Goal of the exercise:
Write out the material exactly, with the pictures left out.
— Begin Dataset excerpt —
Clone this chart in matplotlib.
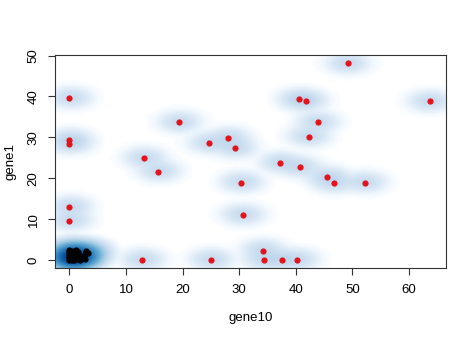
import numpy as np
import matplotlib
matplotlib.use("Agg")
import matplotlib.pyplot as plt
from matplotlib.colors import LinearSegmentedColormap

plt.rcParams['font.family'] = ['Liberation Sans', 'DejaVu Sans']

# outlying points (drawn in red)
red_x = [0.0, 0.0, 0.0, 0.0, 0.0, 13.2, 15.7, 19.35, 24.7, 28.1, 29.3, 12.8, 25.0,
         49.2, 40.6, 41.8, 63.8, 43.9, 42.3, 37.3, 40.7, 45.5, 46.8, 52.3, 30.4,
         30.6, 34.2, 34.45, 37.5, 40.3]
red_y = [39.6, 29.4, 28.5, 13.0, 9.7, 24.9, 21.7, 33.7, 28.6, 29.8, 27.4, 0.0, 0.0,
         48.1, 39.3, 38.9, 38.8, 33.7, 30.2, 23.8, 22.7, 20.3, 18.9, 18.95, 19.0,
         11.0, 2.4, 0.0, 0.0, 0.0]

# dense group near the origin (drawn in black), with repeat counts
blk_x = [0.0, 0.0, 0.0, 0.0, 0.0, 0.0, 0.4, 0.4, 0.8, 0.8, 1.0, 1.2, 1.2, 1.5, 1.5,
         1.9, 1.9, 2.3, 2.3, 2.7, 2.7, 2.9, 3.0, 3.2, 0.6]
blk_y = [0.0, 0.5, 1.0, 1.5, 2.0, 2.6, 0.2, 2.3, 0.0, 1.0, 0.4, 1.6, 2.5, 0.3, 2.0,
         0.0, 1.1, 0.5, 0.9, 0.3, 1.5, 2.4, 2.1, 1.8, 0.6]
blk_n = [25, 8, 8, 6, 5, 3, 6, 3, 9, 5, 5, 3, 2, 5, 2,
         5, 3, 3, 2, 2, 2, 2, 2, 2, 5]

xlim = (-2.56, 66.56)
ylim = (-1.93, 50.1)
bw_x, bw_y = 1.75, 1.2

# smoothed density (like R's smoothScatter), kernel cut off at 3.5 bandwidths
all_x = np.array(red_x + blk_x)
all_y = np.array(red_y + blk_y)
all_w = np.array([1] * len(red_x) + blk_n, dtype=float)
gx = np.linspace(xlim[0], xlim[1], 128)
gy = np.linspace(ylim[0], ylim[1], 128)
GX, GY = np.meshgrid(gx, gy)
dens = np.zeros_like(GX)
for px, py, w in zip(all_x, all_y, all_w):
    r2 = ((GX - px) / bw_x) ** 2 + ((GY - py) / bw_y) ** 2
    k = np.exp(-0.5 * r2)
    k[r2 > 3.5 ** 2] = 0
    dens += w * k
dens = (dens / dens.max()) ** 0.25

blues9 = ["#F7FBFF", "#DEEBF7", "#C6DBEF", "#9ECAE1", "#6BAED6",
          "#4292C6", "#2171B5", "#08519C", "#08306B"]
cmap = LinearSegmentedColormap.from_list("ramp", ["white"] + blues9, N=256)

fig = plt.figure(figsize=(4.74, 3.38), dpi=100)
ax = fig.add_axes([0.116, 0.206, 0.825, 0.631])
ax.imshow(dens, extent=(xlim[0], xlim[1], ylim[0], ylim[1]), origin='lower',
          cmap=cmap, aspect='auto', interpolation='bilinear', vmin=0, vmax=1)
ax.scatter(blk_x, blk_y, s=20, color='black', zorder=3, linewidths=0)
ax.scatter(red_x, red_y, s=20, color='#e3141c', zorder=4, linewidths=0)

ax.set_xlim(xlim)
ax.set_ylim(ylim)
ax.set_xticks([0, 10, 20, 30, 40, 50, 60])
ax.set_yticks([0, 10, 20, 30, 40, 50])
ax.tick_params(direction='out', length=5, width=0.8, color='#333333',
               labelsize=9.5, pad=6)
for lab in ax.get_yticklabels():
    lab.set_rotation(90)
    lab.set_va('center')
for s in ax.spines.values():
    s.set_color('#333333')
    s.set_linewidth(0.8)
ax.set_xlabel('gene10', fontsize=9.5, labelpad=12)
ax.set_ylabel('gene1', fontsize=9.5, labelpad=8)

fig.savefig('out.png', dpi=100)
— End Dataset excerpt —
Written solution:
Clone this chart in matplotlib.
import numpy as np
import matplotlib
matplotlib.use("Agg")
import matplotlib.pyplot as plt
from matplotlib.colors import LinearSegmentedColormap

plt.rcParams['font.family'] = ['Liberation Sans', 'DejaVu Sans']

# outlying points (drawn in red)
red_x = [0.0, 0.0, 0.0, 0.0, 0.0, 13.2, 15.7, 19.35, 24.7, 28.1, 29.3, 12.8, 25.0,
         49.2, 40.6, 41.8, 63.8, 43.9, 42.3, 37.3, 40.7, 45.5, 46.8, 52.3, 30.4,
         30.6, 34.2, 34.45, 37.5, 40.3]
red_y = [39.6, 29.4, 28.5, 13.0, 9.7, 24.9, 21.7, 33.7, 28.6, 29.8, 27.4, 0.0, 0.0,
         48.1, 39.3, 38.9, 38.8, 33.7, 30.2, 23.8, 22.7, 20.3, 18.9, 18.95, 19.0,
         11.0, 2.4, 0.0, 0.0, 0.0]

# dense group near the origin (drawn in black), with repeat counts
blk_x = [0.0, 0.0, 0.0, 0.0, 0.0, 0.0, 0.4, 0.4, 0.8, 0.8, 1.0, 1.2, 1.2, 1.5, 1.5,
         1.9, 1.9, 2.3, 2.3, 2.7, 2.7, 2.9, 3.0, 3.2, 0.6]
blk_y = [0.0, 0.5, 1.0, 1.5, 2.0, 2.6, 0.2, 2.3, 0.0, 1.0, 0.4, 1.6, 2.5, 0.3, 2.0,
         0.0, 1.1, 0.5, 0.9, 0.3, 1.5, 2.4, 2.1, 1.8, 0.6]
blk_n = [25, 8, 8, 6, 5, 3, 6, 3, 9, 5, 5, 3, 2, 5, 2,
         5, 3, 3, 2, 2, 2, 2, 2, 2, 5]

xlim = (-2.56, 66.56)
ylim = (-1.93, 50.1)
bw_x, bw_y = 1.75, 1.2

# smoothed density (like R's smoothScatter), kernel cut off at 3.5 bandwidths
all_x = np.array(red_x + blk_x)
all_y = np.array(red_y + blk_y)
all_w = np.array([1] * len(red_x) + blk_n, dtype=float)
gx = np.linspace(xlim[0], xlim[1], 128)
gy = np.linspace(ylim[0], ylim[1], 128)
GX, GY = np.meshgrid(gx, gy)
dens = np.zeros_like(GX)
for px, py, w in zip(all_x, all_y, all_w):
    r2 = ((GX - px) / bw_x) ** 2 + ((GY - py) / bw_y) ** 2
    k = np.exp(-0.5 * r2)
    k[r2 > 3.5 ** 2] = 0
    dens += w * k
dens = (dens / dens.max()) ** 0.25

blues9 = ["#F7FBFF", "#DEEBF7", "#C6DBEF", "#9ECAE1", "#6BAED6",
          "#4292C6", "#2171B5", "#08519C", "#08306B"]
cmap = LinearSegmentedColormap.from_list("ramp", ["white"] + blues9, N=256)

fig = plt.figure(figsize=(4.74, 3.38), dpi=100)
ax = fig.add_axes([0.116, 0.206, 0.825, 0.631])
ax.imshow(dens, extent=(xlim[0], xlim[1], ylim[0], ylim[1]), origin='lower',
          cmap=cmap, aspect='auto', interpolation='bilinear', vmin=0, vmax=1)
ax.scatter(blk_x, blk_y, s=20, color='black', zorder=3, linewidths=0)
ax.scatter(red_x, red_y, s=20, color='#e3141c', zorder=4, linewidths=0)

ax.set_xlim(xlim)
ax.set_ylim(ylim)
ax.set_xticks([0, 10, 20, 30, 40, 50, 60])
ax.set_yticks([0, 10, 20, 30, 40, 50])
ax.tick_params(direction='out', length=5, width=0.8, color='#333333',
               labelsize=9.5, pad=6)
for lab in ax.get_yticklabels():
    lab.set_rotation(90)
    lab.set_va('center')
for s in ax.spines.values():
    s.set_color('#333333')
    s.set_linewidth(0.8)
ax.set_xlabel('gene10', fontsize=9.5, labelpad=12)
ax.set_ylabel('gene1', fontsize=9.5, labelpad=8)

fig.savefig('out.png', dpi=100)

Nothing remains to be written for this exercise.